Roland-Garros, un enjeu économique
Côté porte d’Auteuil, les travaux de modernisation du complexe n’ont jamais cessé depuis le début du confinement. Si les équipes opérationnelles sont réduites au minimum pour la santé des travailleurs, les ouvriers présents continuent d’avancer sur les réglages du toit du court Philippe-Chatrier. C’est bien la preuve que Roland-Garros n’est pas seulement la vitrine du tennis français, il est également sa principale source de revenus; sur les 325 millions d’euros du budget total de la FFT en 2019, 260 millions d’euros sont issus de l’activité du tournoi francilien. L’an dernier, les recettes ont permis de dégager une marge brute d’autofinancement de 100 millions d’euros. Les ligues régionales et les comités sont extrêmement dépendants de la dotation fédérale globale (23 millions d’euros en 2019) qui représente en moyenne 50 % de leur budget.

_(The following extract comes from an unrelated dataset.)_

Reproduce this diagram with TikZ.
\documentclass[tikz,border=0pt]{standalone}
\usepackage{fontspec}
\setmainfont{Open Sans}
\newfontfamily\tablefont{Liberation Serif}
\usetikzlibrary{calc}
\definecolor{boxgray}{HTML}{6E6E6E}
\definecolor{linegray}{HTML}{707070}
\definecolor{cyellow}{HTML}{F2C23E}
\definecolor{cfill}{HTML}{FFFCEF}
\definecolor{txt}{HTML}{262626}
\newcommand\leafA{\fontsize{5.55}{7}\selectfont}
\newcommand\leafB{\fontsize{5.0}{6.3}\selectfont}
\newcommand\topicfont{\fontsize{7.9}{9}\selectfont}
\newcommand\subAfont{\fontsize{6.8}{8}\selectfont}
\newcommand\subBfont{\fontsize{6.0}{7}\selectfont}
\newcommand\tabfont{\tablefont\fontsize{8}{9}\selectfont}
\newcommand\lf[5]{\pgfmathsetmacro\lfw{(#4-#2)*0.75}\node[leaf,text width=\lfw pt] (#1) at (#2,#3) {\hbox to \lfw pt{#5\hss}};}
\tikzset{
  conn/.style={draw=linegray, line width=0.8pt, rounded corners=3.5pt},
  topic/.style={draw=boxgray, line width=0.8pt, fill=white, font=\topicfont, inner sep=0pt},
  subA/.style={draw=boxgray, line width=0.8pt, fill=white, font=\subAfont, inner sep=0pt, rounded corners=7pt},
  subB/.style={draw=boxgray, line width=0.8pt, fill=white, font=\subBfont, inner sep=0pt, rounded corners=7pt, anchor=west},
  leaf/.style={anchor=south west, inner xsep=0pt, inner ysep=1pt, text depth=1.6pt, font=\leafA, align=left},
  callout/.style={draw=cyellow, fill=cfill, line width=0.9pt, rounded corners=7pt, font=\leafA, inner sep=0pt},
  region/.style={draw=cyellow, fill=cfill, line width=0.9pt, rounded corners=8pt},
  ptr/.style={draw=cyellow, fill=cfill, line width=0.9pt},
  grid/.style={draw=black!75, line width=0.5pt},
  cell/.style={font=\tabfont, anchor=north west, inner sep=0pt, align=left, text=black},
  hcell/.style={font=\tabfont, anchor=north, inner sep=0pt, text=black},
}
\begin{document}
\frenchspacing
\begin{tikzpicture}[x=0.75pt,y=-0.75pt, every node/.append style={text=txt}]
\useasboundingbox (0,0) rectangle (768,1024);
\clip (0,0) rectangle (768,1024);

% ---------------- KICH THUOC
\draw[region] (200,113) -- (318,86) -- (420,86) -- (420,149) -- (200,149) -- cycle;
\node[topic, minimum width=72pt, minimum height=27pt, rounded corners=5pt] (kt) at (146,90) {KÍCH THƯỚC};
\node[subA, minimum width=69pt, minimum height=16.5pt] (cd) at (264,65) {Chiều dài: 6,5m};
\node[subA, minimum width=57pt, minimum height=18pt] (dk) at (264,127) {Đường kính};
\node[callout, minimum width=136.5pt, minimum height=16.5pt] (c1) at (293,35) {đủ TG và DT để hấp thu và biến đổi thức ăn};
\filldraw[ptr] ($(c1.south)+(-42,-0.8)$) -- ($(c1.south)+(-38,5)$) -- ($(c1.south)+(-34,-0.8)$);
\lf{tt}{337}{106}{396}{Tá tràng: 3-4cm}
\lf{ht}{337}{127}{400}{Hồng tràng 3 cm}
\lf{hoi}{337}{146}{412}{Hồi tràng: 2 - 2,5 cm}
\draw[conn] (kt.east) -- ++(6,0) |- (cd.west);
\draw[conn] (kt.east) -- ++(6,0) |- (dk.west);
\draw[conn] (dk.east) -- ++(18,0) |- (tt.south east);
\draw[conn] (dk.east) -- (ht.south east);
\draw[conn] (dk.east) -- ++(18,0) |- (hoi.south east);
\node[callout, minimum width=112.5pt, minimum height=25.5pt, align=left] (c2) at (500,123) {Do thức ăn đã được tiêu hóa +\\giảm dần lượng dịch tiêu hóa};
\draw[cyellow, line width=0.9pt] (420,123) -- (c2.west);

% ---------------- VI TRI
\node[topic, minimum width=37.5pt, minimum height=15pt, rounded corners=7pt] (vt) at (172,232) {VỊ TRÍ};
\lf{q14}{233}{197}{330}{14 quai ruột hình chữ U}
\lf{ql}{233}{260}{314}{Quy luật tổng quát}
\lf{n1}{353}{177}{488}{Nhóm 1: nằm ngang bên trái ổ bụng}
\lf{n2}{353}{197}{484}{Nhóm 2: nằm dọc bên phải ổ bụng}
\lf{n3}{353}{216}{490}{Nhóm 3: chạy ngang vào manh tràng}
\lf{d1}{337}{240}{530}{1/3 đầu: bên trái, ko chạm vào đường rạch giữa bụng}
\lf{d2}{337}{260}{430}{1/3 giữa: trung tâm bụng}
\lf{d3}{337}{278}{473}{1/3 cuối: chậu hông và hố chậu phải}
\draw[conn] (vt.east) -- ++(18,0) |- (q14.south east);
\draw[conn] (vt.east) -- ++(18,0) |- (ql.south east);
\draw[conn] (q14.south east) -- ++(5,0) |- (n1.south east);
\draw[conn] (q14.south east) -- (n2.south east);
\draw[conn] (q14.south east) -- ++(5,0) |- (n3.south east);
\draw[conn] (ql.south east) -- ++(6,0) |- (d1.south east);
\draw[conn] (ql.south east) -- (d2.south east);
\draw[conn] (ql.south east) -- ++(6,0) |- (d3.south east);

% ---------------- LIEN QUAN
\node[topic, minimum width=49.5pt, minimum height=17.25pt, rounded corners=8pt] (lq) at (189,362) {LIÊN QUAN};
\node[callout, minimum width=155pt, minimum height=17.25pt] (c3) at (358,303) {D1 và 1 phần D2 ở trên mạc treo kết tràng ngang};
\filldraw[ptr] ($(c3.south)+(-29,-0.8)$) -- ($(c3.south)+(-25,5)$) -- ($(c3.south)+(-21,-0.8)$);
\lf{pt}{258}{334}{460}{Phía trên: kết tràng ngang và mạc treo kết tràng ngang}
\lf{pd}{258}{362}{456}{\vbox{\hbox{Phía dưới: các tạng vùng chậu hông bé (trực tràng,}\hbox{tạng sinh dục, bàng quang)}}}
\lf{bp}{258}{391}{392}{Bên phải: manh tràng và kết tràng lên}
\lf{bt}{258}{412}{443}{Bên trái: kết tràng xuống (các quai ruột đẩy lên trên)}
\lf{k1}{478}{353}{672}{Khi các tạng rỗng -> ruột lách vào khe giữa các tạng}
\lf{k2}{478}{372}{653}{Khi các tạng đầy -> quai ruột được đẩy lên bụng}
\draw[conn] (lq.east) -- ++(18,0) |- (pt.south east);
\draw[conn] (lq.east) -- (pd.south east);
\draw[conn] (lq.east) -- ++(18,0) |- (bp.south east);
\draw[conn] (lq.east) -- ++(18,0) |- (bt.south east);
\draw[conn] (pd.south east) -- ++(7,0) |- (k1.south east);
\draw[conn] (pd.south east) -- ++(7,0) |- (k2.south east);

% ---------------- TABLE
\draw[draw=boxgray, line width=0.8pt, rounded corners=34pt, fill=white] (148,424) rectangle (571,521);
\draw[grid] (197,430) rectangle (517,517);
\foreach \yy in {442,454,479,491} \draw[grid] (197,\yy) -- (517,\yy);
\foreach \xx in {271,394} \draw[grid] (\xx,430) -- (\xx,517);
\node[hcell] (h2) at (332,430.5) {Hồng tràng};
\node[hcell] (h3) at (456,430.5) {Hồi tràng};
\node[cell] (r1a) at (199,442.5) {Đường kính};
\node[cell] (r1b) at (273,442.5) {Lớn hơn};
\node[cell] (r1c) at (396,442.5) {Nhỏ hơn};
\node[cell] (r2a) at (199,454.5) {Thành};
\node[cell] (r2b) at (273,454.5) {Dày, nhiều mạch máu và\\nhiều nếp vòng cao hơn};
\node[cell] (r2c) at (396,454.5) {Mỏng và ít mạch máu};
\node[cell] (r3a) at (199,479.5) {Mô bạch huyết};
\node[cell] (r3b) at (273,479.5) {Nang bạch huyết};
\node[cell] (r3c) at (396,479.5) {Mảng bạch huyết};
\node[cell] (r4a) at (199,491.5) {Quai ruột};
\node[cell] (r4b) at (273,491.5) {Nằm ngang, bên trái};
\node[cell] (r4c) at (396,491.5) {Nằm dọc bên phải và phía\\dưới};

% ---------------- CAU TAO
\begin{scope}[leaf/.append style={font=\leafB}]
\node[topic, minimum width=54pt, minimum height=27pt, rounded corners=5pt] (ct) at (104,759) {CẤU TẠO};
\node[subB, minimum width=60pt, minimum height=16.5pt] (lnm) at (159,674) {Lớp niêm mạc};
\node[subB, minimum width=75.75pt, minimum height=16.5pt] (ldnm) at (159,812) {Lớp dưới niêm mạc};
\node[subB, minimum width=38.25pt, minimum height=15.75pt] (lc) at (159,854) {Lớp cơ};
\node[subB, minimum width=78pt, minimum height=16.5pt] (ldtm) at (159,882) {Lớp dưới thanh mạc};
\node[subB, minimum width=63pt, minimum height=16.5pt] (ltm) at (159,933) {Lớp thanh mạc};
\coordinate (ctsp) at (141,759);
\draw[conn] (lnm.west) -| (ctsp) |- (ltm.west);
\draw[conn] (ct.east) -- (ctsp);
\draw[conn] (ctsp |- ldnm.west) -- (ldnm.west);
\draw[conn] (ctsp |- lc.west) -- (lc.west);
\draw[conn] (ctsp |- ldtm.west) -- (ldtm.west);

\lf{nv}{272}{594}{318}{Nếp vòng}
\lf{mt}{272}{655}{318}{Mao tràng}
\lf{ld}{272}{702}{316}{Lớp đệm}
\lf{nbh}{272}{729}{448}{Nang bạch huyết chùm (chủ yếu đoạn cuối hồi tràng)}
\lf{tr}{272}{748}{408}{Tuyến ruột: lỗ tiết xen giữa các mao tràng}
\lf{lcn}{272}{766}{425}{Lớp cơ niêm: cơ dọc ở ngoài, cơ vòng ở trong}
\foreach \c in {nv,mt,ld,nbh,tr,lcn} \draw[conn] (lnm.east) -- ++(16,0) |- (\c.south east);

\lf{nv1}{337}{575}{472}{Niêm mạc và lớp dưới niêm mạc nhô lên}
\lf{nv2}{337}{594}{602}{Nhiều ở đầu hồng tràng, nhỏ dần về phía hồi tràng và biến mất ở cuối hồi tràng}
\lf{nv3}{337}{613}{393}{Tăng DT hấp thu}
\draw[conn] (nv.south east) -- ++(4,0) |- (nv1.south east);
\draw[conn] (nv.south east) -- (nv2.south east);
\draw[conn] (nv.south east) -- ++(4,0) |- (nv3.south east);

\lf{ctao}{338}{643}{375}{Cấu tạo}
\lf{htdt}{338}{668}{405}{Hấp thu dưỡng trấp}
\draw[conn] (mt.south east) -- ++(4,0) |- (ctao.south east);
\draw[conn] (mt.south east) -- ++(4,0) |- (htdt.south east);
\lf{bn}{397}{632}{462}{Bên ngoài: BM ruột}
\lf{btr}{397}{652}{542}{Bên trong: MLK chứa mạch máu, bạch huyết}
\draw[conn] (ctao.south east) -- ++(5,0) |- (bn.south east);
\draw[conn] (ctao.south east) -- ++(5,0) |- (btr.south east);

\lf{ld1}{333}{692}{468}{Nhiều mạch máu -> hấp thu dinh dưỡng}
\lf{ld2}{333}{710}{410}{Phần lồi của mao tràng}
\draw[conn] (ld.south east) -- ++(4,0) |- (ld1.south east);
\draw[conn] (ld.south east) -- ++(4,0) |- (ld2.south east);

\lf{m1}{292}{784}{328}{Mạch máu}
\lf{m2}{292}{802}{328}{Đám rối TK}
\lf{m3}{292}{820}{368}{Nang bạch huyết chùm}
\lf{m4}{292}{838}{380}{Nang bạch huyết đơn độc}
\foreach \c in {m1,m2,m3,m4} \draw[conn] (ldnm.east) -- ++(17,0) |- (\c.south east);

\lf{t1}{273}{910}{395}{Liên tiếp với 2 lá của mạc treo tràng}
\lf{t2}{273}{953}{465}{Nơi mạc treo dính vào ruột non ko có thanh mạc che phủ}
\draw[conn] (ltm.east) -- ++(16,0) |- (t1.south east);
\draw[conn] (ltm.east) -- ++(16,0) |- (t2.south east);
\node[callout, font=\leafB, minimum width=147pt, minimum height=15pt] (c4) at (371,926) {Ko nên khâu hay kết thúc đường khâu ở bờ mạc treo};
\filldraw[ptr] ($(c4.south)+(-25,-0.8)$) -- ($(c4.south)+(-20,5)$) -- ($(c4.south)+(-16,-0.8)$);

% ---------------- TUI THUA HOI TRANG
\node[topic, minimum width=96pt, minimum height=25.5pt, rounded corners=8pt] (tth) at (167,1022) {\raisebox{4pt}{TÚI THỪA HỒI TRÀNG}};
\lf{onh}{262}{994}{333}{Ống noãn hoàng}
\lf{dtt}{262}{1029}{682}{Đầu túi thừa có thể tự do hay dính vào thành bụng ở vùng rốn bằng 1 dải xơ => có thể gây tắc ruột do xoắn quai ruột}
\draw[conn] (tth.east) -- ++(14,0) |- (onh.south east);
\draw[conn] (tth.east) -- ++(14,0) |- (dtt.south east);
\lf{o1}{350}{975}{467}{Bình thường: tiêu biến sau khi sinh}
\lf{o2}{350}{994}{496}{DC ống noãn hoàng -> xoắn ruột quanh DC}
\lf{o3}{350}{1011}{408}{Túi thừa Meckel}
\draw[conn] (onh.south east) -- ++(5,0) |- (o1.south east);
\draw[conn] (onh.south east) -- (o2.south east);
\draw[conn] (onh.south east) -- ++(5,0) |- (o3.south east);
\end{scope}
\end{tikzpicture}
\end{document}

Une saison blanche aurait des conséquences importantes pour le tennis, à la fois national et local. Toutefois, si Roland-Garros a bien lieu en 2021, cela pourrait permettre « d’éviter un coup d’arrêt » selon Lionel Ollinger, président de la Ligue Grand-Est. Autrement, des baisses d’effectifs pourraient être envisagées. Le chômage partiel mis en place par l’Etat permet pour l’instant aux instances de préserver leur trésorerie, la totalité des subventions 2020 ayant déjà été versée. Mais en cas d’annulation définitive restera l’option du prêt bancaire. Cependant, le coût des travaux de rénovation s’élève à 380 millions d’euros, les recettes de Roland-Garros devaient permettre de le financer en large partie. Pourtant, l’optimisme demeure au sein de la fédération qui bénéficie d’un excédent de 15 millions d’euros en 2019. Qui plus est; il est vrai que les bonnes relations entretenues par la FFT avec ses partenaires bancaires rassurent. A la vue de ces éléments, les 985 000 licenciés que compte le tennis français peuvent, pour le moment, dormir sur les deux oreilles.